Ele cita estudo do Instituto de Pesquisa Econômica Aplicada, de 2013, mostrando que o aumento de 1% de armas de fogo eleva em até 2% a taxa de homicídio. O coronel também aponta levantamentos do Instituto Sou da Paz que mostram que pelo menos 70% das armas apreendidas pelas polícias passaram pelo mercado legal. O sociólogo Renato Sérgio de Lima, presidente do Fórum Brasileiro de Segurança Pública, diz que as evidências são claras no sentido de que “mais armas significam mais mortes”. —Com mudanças por decreto, Bolsonaro está cumprindo uma de suas principais promessas eleitorais de forma relativamente rápida e fugindo do debate legislativo, que poderia lhe ser hostil ou exigir concessões.
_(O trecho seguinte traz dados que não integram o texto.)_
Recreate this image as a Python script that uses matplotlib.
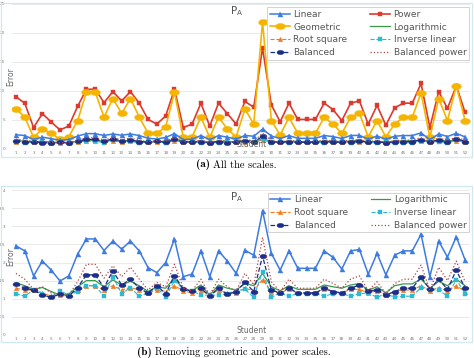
import matplotlib
matplotlib.use("Agg")
import matplotlib.pyplot as plt
import matplotlib.transforms as mtransforms
from matplotlib.path import Path
from matplotlib.patches import Rectangle

students = list(range(1, 53))

power = [9.0, 7.9, 3.7, 6.1, 4.65, 3.3, 3.95, 7.35, 10.3, 10.3,
         8.0, 9.9, 8.3, 9.9, 7.9, 5.1, 4.3, 5.7, 10.3, 3.7,
         4.3, 7.9, 3.95, 7.9, 6.1, 4.3, 8.2, 7.2, 17.4, 7.6,
         4.7, 7.9, 5.1, 5.1, 5.1, 7.9, 6.8, 4.9, 7.9, 8.3,
         4.3, 7.5, 4.1, 7.1, 7.9, 7.9, 11.3, 3.7, 9.9, 7.0,
         10.9, 6.3]
geometric = [6.9, 5.5, 2.0, 3.45, 2.7, 1.67, 2.1, 4.9, 9.8, 9.8,
             5.5, 8.7, 6.15, 8.7, 5.5, 2.7, 2.7, 3.8, 9.8, 2.0,
             2.1, 5.5, 2.0, 5.5, 3.45, 2.1, 6.9, 4.3, 21.9, 4.9,
             2.4, 5.45, 2.7, 2.7, 2.7, 5.45, 4.3, 2.7, 5.45, 6.15,
             2.1, 4.9, 2.1, 4.3, 5.45, 5.45, 9.7, 2.0, 8.7, 4.9,
             10.9, 4.9]
linear = [2.46, 2.32, 1.63, 2.04, 1.79, 1.49, 1.63, 2.23, 2.65, 2.65,
          2.33, 2.59, 2.37, 2.59, 2.32, 1.86, 1.72, 2.0, 2.65, 1.61,
          1.68, 2.32, 1.61, 2.32, 2.04, 1.7, 2.34, 2.2, 3.43, 2.25,
          1.79, 2.32, 1.84, 1.84, 1.84, 2.32, 2.14, 1.82, 2.32, 2.36,
          1.68, 2.25, 1.66, 2.2, 2.32, 2.32, 2.78, 1.61, 2.59, 2.15,
          2.71, 2.07]
logarithmic = [1.44, 1.36, 1.26, 1.31, 1.2, 1.1, 1.13, 1.33, 1.5, 1.5,
               1.33, 1.52, 1.38, 1.48, 1.36, 1.2, 1.33, 1.29, 1.57, 1.26,
               1.22, 1.38, 1.1, 1.38, 1.29, 1.24, 1.42, 1.36, 1.7, 1.33,
               1.22, 1.36, 1.26, 1.26, 1.26, 1.38, 1.33, 1.29, 1.38, 1.42,
               1.24, 1.33, 1.16, 1.36, 1.41, 1.41, 1.54, 1.29, 1.48, 1.36,
               1.54, 1.36]
root_square = [1.29, 1.24, 1.24, 1.16, 1.07, 1.1, 1.1, 1.24, 1.36, 1.36,
               1.24, 1.36, 1.24, 1.31, 1.24, 1.16, 1.24, 1.2, 1.36, 1.22,
               1.16, 1.24, 1.1, 1.24, 1.16, 1.16, 1.29, 1.22, 1.53, 1.2,
               1.16, 1.26, 1.16, 1.16, 1.16, 1.26, 1.2, 1.16, 1.26, 1.26,
               1.16, 1.22, 1.1, 1.2, 1.24, 1.24, 1.36, 1.22, 1.31, 1.22,
               1.36, 1.2]
inverse_linear = [1.14, 1.07, 1.24, 1.14, 1.04, 1.22, 1.1, 1.2, 1.36, 1.36,
                  1.07, 1.61, 1.14, 1.31, 1.07, 1.16, 1.31, 1.04, 1.5, 1.26,
                  1.22, 1.1, 1.1, 1.1, 1.14, 1.22, 1.26, 1.04, 1.75, 1.04,
                  1.16, 1.07, 1.14, 1.14, 1.14, 1.07, 1.14, 1.14, 1.07, 1.14,
                  1.16, 1.04, 1.14, 1.04, 1.07, 1.07, 1.31, 1.24, 1.24, 1.07,
                  1.53, 1.14]
balanced = [1.41, 1.29, 1.24, 1.1, 1.04, 1.13, 1.07, 1.31, 1.66, 1.66,
            1.31, 1.77, 1.38, 1.54, 1.29, 1.16, 1.36, 1.14, 1.64, 1.26,
            1.22, 1.29, 1.07, 1.29, 1.12, 1.2, 1.45, 1.2, 2.18, 1.24,
            1.16, 1.29, 1.16, 1.16, 1.16, 1.29, 1.2, 1.16, 1.29, 1.38,
            1.22, 1.24, 1.1, 1.2, 1.29, 1.29, 1.6, 1.26, 1.54, 1.26,
            1.79, 1.29]
balanced_power = [1.7, 1.54, 1.26, 1.33, 1.16, 1.07, 1.1, 1.47, 1.95, 1.95,
                  1.57, 1.91, 1.61, 1.87, 1.54, 1.24, 1.45, 1.33, 1.95, 1.29,
                  1.22, 1.54, 1.1, 1.54, 1.33, 1.22, 1.7, 1.38, 2.69, 1.47,
                  1.2, 1.54, 1.29, 1.29, 1.29, 1.54, 1.42, 1.29, 1.54, 1.63,
                  1.22, 1.47, 1.14, 1.42, 1.54, 1.54, 1.93, 1.24, 1.87, 1.5,
                  2.04, 1.47]

top_yticks = [0, 5, 10, 15, 20, 25]
bottom_yticks = [0, 0.5, 1, 1.5, 2, 2.5, 3, 3.5, 4]
bottom_ylabels = ["0", "0.5", "1", "1.5", "2", "2.5", "3", "3.5", "4"]

# wide ellipse marker like the original
ell = Path.unit_circle().transformed(mtransforms.Affine2D().scale(1.0, 0.62))

styles = {
    "Linear": dict(color="#3d7be0", ls="-", lw=1.1, marker="^", ms=3.6),
    "Power": dict(color="#dc3a2e", ls="-", lw=1.2, marker="s", ms=3.2),
    "Geometric": dict(color="#f5b400", ls="-", lw=1.2, marker=ell, ms=7),
    "Logarithmic": dict(color="#3a9a4a", ls="-", lw=0.9, marker=None),
    "Root square": dict(color="#f47a1f", ls="--", lw=0.8, marker="^", ms=3.2),
    "Inverse linear": dict(color="#2bbad0", ls="--", lw=0.8, marker="s", ms=2.8),
    "Balanced": dict(color="#1b2f8a", ls="--", lw=0.9, marker=ell, ms=5),
    "Balanced power": dict(color="#b04545", ls=":", lw=0.9, marker=None),
}

W, H = 474, 358
fig = plt.figure(figsize=(W / 100, H / 100), dpi=100)


def frame(y0, y1):
    fig.patches.append(Rectangle((1 / W, 1 - y1 / H), 471 / W, (y1 - y0) / H,
                                 transform=fig.transFigure, fill=False,
                                 ec="#cfe9ee", lw=0.9))


def setup(ax, yticks, ylabels, ylim, ylabel_y):
    ax.set_xlim(0.55, 52.5)
    ax.set_ylim(*ylim)
    ax.set_xticks(students)
    ax.set_xticklabels([str(s) for s in students], fontsize=3, color="#777777")
    ax.set_yticks(yticks)
    ax.set_yticklabels(ylabels, fontsize=3, color="#777777")
    ax.tick_params(length=0, pad=1.5)
    ax.tick_params(axis="y", pad=5)
    for s in ax.spines.values():
        s.set_visible(False)
    ax.grid(axis="y", color="#e6e6e6", lw=0.6)
    ax.set_axisbelow(True)
    blend = mtransforms.blended_transform_factory(fig.transFigure, ax.transAxes)
    ax.text(252 / W, 0.0, "Student", transform=blend,
            ha="center", va="bottom", fontsize=5.5, color="#666666")
    fig.text(10.5 / W, 1 - ylabel_y / H, "Error", rotation=90, ha="center", va="center",
             fontsize=5.5, color="#666666")
    ax.text(237 / W, 0.997, r"$\mathsf{P_A}$", transform=blend,
            ha="center", va="top", fontsize=7.5, color="#555555")


def draw(ax, series):
    handles = {}
    for name, vals in series:
        st = dict(styles[name])
        h, = ax.plot(students, vals, label=name, mfc=st["color"], mec=st["color"], mew=0.3, **st)
        handles[name] = h
    return handles


def style_legend(leg):
    leg.get_frame().set_linewidth(0.6)
    for t in leg.get_texts():
        t.set_color("#555555")


# top panel: all scales
ax1 = fig.add_axes([12 / W, 1 - 149 / H, 457.5 / W, 145 / H])
frame(3, 157)
setup(ax1, top_yticks, [str(t) for t in top_yticks], (0, 25), 77)
h1 = draw(ax1, [("Power", power), ("Geometric", geometric), ("Linear", linear),
                ("Logarithmic", logarithmic), ("Root square", root_square),
                ("Inverse linear", inverse_linear), ("Balanced", balanced),
                ("Balanced power", balanced_power)])
order1 = ["Linear", "Geometric", "Root square", "Balanced",
          "Power", "Logarithmic", "Inverse linear", "Balanced power"]
leg1 = ax1.legend([h1[n] for n in order1], order1, ncol=2, loc="upper right",
                  bbox_to_anchor=(469 / W, 1 - 7 / H), bbox_transform=fig.transFigure,
                  fontsize=6.5, frameon=True, fancybox=False, edgecolor="#cccccc",
                  framealpha=1, handlelength=2.2, handletextpad=0.4,
                  labelspacing=0.42, columnspacing=2.5, borderpad=0.3, borderaxespad=0)
style_legend(leg1)

fig.text(210 / W, 1 - 165 / H, "(a)", ha="right", va="center", family="cmb10", fontsize=8)
fig.text(213 / W, 1 - 165 / H, "All the scales.", ha="left", va="center", family="cmr10", fontsize=7.5)

# bottom panel: without geometric and power
ax2 = fig.add_axes([12 / W, 1 - 335 / H, 457.5 / W, 145 / H])
frame(186, 342)
setup(ax2, bottom_yticks, bottom_ylabels, (0, 4), 257)
h2 = draw(ax2, [("Linear", linear), ("Logarithmic", logarithmic),
                ("Root square", root_square), ("Inverse linear", inverse_linear),
                ("Balanced", balanced), ("Balanced power", balanced_power)])
order2 = ["Linear", "Root square", "Balanced",
          "Logarithmic", "Inverse linear", "Balanced power"]
leg2 = ax2.legend([h2[n] for n in order2], order2, ncol=2, loc="upper right",
                  bbox_to_anchor=(469 / W, 1 - 193 / H), bbox_transform=fig.transFigure,
                  fontsize=6.5, frameon=True, fancybox=False, edgecolor="#cccccc",
                  framealpha=1, handlelength=2.2, handletextpad=0.4,
                  labelspacing=0.42, columnspacing=2.5, borderpad=0.25, borderaxespad=0)
style_legend(leg2)

fig.text(152 / W, 1 - 352 / H, "(b)", ha="right", va="center", family="cmb10", fontsize=8)
fig.text(155 / W, 1 - 352 / H, "Removing geometric and power scales.", ha="left", va="center",
         family="cmr10", fontsize=7.5)

fig.savefig("out.png", dpi=100)
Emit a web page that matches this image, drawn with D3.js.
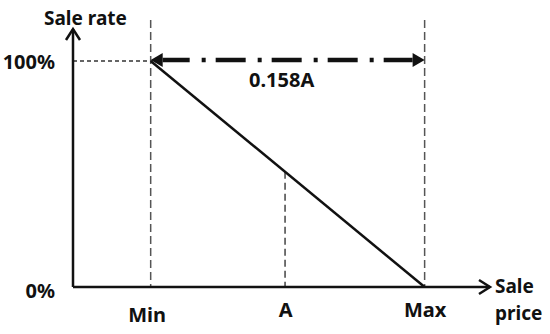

Aliado de Bolsonaro, o deputado Major Olímpio (PSL), que se elegeu senador, diz que o Estatuto do Desarmamento impede a garantia do direito à legítima defesa dos cidadãos, deixando-os “à mercê do crime”. —É uma grande hipocrisia desses sociólogos, psicólogos e outros “ólogos” que querem dar vida às armas. Quem mata são as pessoas, não as armas. No mundo todo, o que se observa é que o incremento na posse e porte de arma de fogo, desde que haja controle e critérios.